Paws With A Cause New Target Weight Policy

January 4, 2011 · Posted in Aging Dogs, Dog Food/Nutrition 

To my chagrin, I am facing 2011 with an all too familiar New Year’s resolution to lose weight. Mind you, this is the same New Year’s resolution that I have proclaimed every year since I became a wheelchair user at age six. As a sedentary individual with a love for food, weight is always an ongoing issue for me.

As the old year ended this weekend and I pondered my New Year’s resolutions, I received a large brown envelope in the mail from my service dog provider agency, Paws With A Cause.

You can imagine my surprise when I perused the official correspondence from PAWS declaring that Whistle must be within HIS target weight or it could jeopardize his recertification process. PAWS requires each service dog team to renew its public access certification every 18-24 months throughout the working life of an assistance dog. Although during each recertification process, I have to report Whistle’s weight, this is the first time that PAWS has declared a target weight policy. This new policy states:

The health, well-being and longevity of your Assistance Dog are dependent on keeping your dog within its target weight. Even a slight increase in weight can dramatically impact the working life of your Assistance Dog! PAWS and your veterinarian will help you monitor this for the lifetime of your dog. Certification and recertification will include verification that your dog is within their approved weight range.

Certification/recertification will be delayed if your dog is 15-20% above its target weight. Certification along with your dog’s harnesses and ID card will be removed if your dog is 20% or more over their target weight.

Whistle’s target weight is 68 pounds. 15% over would be 78 pounds and 20% would be 82 pounds. Yikes, I guess this means that Whistle has a date with the scale at our vet’s office and he will be joining me with a New Year’s weight loss resolution of his own!

I know weight is a serious issue for all beings, including humans and canines. However, this is the first time, as far as I know, that my service dog agency has declared weight management as a policy much less instituted consequences for noncompliance with this policy.

If your dog is more than 15% over its target weight, please seek veterinary counsel in determining a safe weight reduction plan. Monthly weigh-ins must be initialed by a staff member at your veterinary hospital, and the veterinary staff should scan and email or fax this form to PAWS.

Whistle is definitely not the sleek 2-year-old golden/lab that arrived almost 4 years ago. He will be six years old on April 1, 2011 and I have noticed he is not as spry as he was a year ago. He has also gained a few pounds over the years. This new policy will definitely motivate me to be more cognizant of his weight which in turn, will hopefully help me to be more cognizant of my own weight loss issues. Whistle and I both have some serious work to do to reach and maintain our target weight goals in 2011!
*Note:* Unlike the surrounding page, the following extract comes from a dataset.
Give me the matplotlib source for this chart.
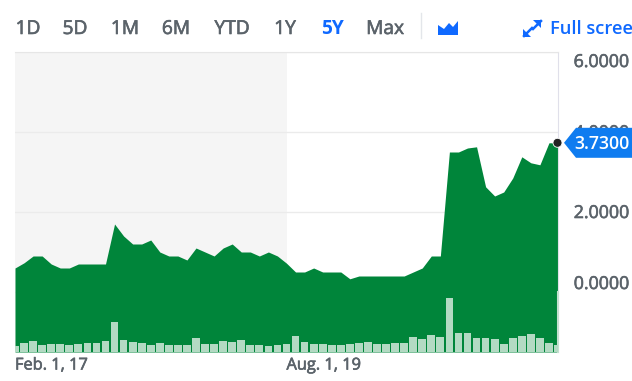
import matplotlib
matplotlib.use('Agg')
import matplotlib.pyplot as plt
import matplotlib.patheffects as pe
from matplotlib.patches import Polygon, Circle
import numpy as np

W, H = 632, 381

# monthly close, Feb 2017 onwards
price = [0.60, 0.73, 0.90, 0.90, 0.70, 0.60, 0.60, 0.70, 0.70, 0.70,
         0.70, 1.70, 1.40, 1.20, 1.20, 1.30, 1.00, 0.90, 0.90, 0.80,
         1.10, 1.00, 0.90, 1.10, 1.20, 1.00, 1.00, 0.90, 1.00, 0.90,
         0.72, 0.50, 0.50, 0.60, 0.50, 0.50, 0.50, 0.33, 0.40, 0.40,
         0.40, 0.40, 0.40, 0.40, 0.50, 0.60, 0.90, 0.90, 3.50, 3.50,
         3.60, 3.63, 2.63, 2.40, 2.50, 2.85, 3.38, 3.23, 3.18, 3.73,
         3.73]
# volume, relative units
volume = [6.3, 8.7, 10.7, 7.0, 8.0, 8.0, 6.7, 8.0, 8.7, 8.7,
          10.7, 30.0, 11.7, 9.7, 8.7, 7.3, 8.7, 7.0, 7.3, 7.3,
          13.7, 7.7, 8.0, 10.7, 10.3, 12.0, 7.3, 6.7, 6.3, 6.7,
          8.0, 16.3, 10.3, 7.7, 7.7, 7.3, 7.3, 8.3, 9.3, 10.3,
          7.7, 8.0, 8.7, 8.7, 14.7, 12.7, 16.7, 14.7, 54.3, 19.3,
          19.0, 13.7, 14.0, 12.7, 8.3, 14.0, 15.7, 18.0, 13.7, 8.7,
          6.7]
months = np.arange(len(price))

y_ticks = [6, 4, 2, 0]
x_tick_pos = [0, 30]
x_tick_labels = ['Feb. 1, 17', 'Aug. 1, 19']
ranges = ['1D', '5D', '1M', '6M', 'YTD', '1Y', '5Y', 'Max']
range_x = [28, 75, 125, 176, 232, 285, 332, 385]
last_price = price[-1]

GREY = '#5b636a'
BLUE = '#0f69ff'
GREEN = '#00853a'
plt.rcParams['font.family'] = ['Open Sans', 'DejaVu Sans']

# a thin stroke, the reference text is a bit heavier than Open Sans regular
heavy = [pe.withStroke(linewidth=0.45, foreground=GREY)]

fig = plt.figure(figsize=(W / 100, H / 100), dpi=100)

# full-figure pixel canvas for toolbar, icons and price tag
top = fig.add_axes([0, 0, 1, 1], zorder=5)
top.set_xlim(0, W)
top.set_ylim(H, 0)
top.axis('off')
top.patch.set_alpha(0)

l, r, t, b = 15, 558, 52, 352
ax = fig.add_axes([l / W, 1 - b / H, (r - l) / W, (b - t) / H])
ax.set_xlim(0, 60)
ax.set_ylim(-1.5, 6)
ax.axvspan(0, 30, color='#f5f5f5', lw=0, zorder=0)
for v in y_ticks:
    ax.axhline(v, color='#ebebeb', lw=1, zorder=1)
ax.fill_between(months, price, -1.5, color=GREEN, lw=0, zorder=2)
for s in ['left', 'bottom']:
    ax.spines[s].set_visible(False)
ax.spines['top'].set_color('#e6e6e6')
ax.spines['right'].set_color('#e0e0ea')
ax.set_yticks([])
ax.set_xticks(x_tick_pos)
ax.set_xticklabels(x_tick_labels, fontsize=11.8, color=GREY, ha='left', path_effects=heavy)
ax.tick_params(axis='x', length=0, pad=4)

# volume bars, scaled so 300 units fill the plot height
vol = ax.twinx()
vol.set_ylim(0, 300)
vol.set_yticks([])
for s in vol.spines.values():
    s.set_visible(False)
vol.bar(months, volume, width=0.86, color='#b3dac3', lw=0, zorder=3)
vol.set_xlim(0, 60)
vol.axvline(60, ymax=0.2, color='#c4e0cf', lw=1.5, clip_on=False)

# y labels, hand placed because the 0 label sits above its gridline
label_y = [62, 133, 213, 284]
for v, py in zip(y_ticks, label_y):
    top.text(629, py, f'{v:.4f}', ha='right', va='center', fontsize=12.8, color=GREY,
             path_effects=heavy)

# toolbar
for name, px in zip(ranges, range_x):
    active = name == '5Y'
    top.text(px, 29, name, ha='center', va='center', fontsize=13.8,
             color=BLUE if active else GREY, fontweight='bold' if active else 'normal',
             path_effects=None if active else heavy)
top.plot([421, 421], [13, 38], color='#e3e6ea', lw=1)
top.add_patch(Polygon([(438, 35), (438, 25), (444, 29), (449, 23), (453, 27), (458, 21), (458, 35)],
                      color=BLUE, lw=0))
top.plot([524, 532], [36, 28], color=BLUE, lw=1.8)
top.plot([533, 541], [29, 21], color=BLUE, lw=1.8)
top.add_patch(Polygon([(523, 37), (523, 29), (531, 37)], color=BLUE, lw=0))
top.add_patch(Polygon([(541, 20), (541, 28), (533, 20)], color=BLUE, lw=0))
top.text(550, 29, 'Full scree', ha='left', va='center', fontsize=13.2, color=BLUE,
         fontweight='semibold')

# price tag and last point
py = b - (last_price + 1.5) / 7.5 * (b - t)
top.add_patch(Polygon([(564, py), (576, py - 15), (632, py - 15), (632, py + 15), (576, py + 15)],
                      color='#0f7cf0', lw=0, zorder=6))
top.text(602, py + 1, f'{last_price:.4f}', ha='center', va='center', fontsize=12.8, color='white',
         fontweight='semibold', zorder=7)
top.add_patch(Circle((557.5, py), 4.5, facecolor='#222222', edgecolor='white', lw=0.6, zorder=7))

plt.savefig('out.png', dpi=100)
plt.close()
2 Responses to “Paws With A Cause New Target Weight Policy”

  1. Beth Myers on January 5th, 2011 11:23 am

    Dear Marcie,

    Thank you for your post on the updated PAWS weight policy! This was a step that needed to happen, as the previous policy was quite antiquated! Do you remember the target weight sheet that came with your placement paperwork and contract for Whistle? It only allowed a 5 lb gain or loss before risking losing PAWS Certification. Well, you can imagine, a 5 lb gain on a 68 lb dog like Whistle is much more reasonable than a little Papillion hearing dog gaining 5 lbs (and doubling their weight)! The percentage system will be much more fair for ALL sizes of dogs PAWS works with!

    However, I do want to clarify one thing for you and your readers. The monthly weigh-ins will only be necessary if your PAWS Assistance Dog is overweight at the time of Re-Certification. The form was sent out for informational purposes only, so that you will know what to expect at your next Re-Certification visit. Even though it is not necessary to do anything with the form at this time, it is still a good idea to keep track of your Assistance Dog’s weight so that you can catch a potential problem before it gets out of hand. I see my husband every day, so it is less apparent to me that he may have gained a few pounds over the last year! We all tend to be a little blinded when looking at the ones we love!

    If you have any further questions on the updated policy, please don’t hesitate to contact me!

    Beth Myers
    Field Rep/Client Services Liaison
    Paws With A Cause
    4646 South Division
    Wayland, MI 49348
    Toll Free: 800-253-7297
    Fax: 616-877-0248

  2. Marcie on January 5th, 2011 11:35 am

    Awesome, thank you SO much for your comments Beth! That is really helpful information. You are so right, our assistance dogs’ weight impacts their ability to work safely and effectively. It is my responsibility to maintain and monitor Whistle’s weight. I am so glad that PAWS created this policy and is working diligently to educate its recipients of the importance of weight management. And believe me, Whistle and I are working hard to make sure he is at his target weight!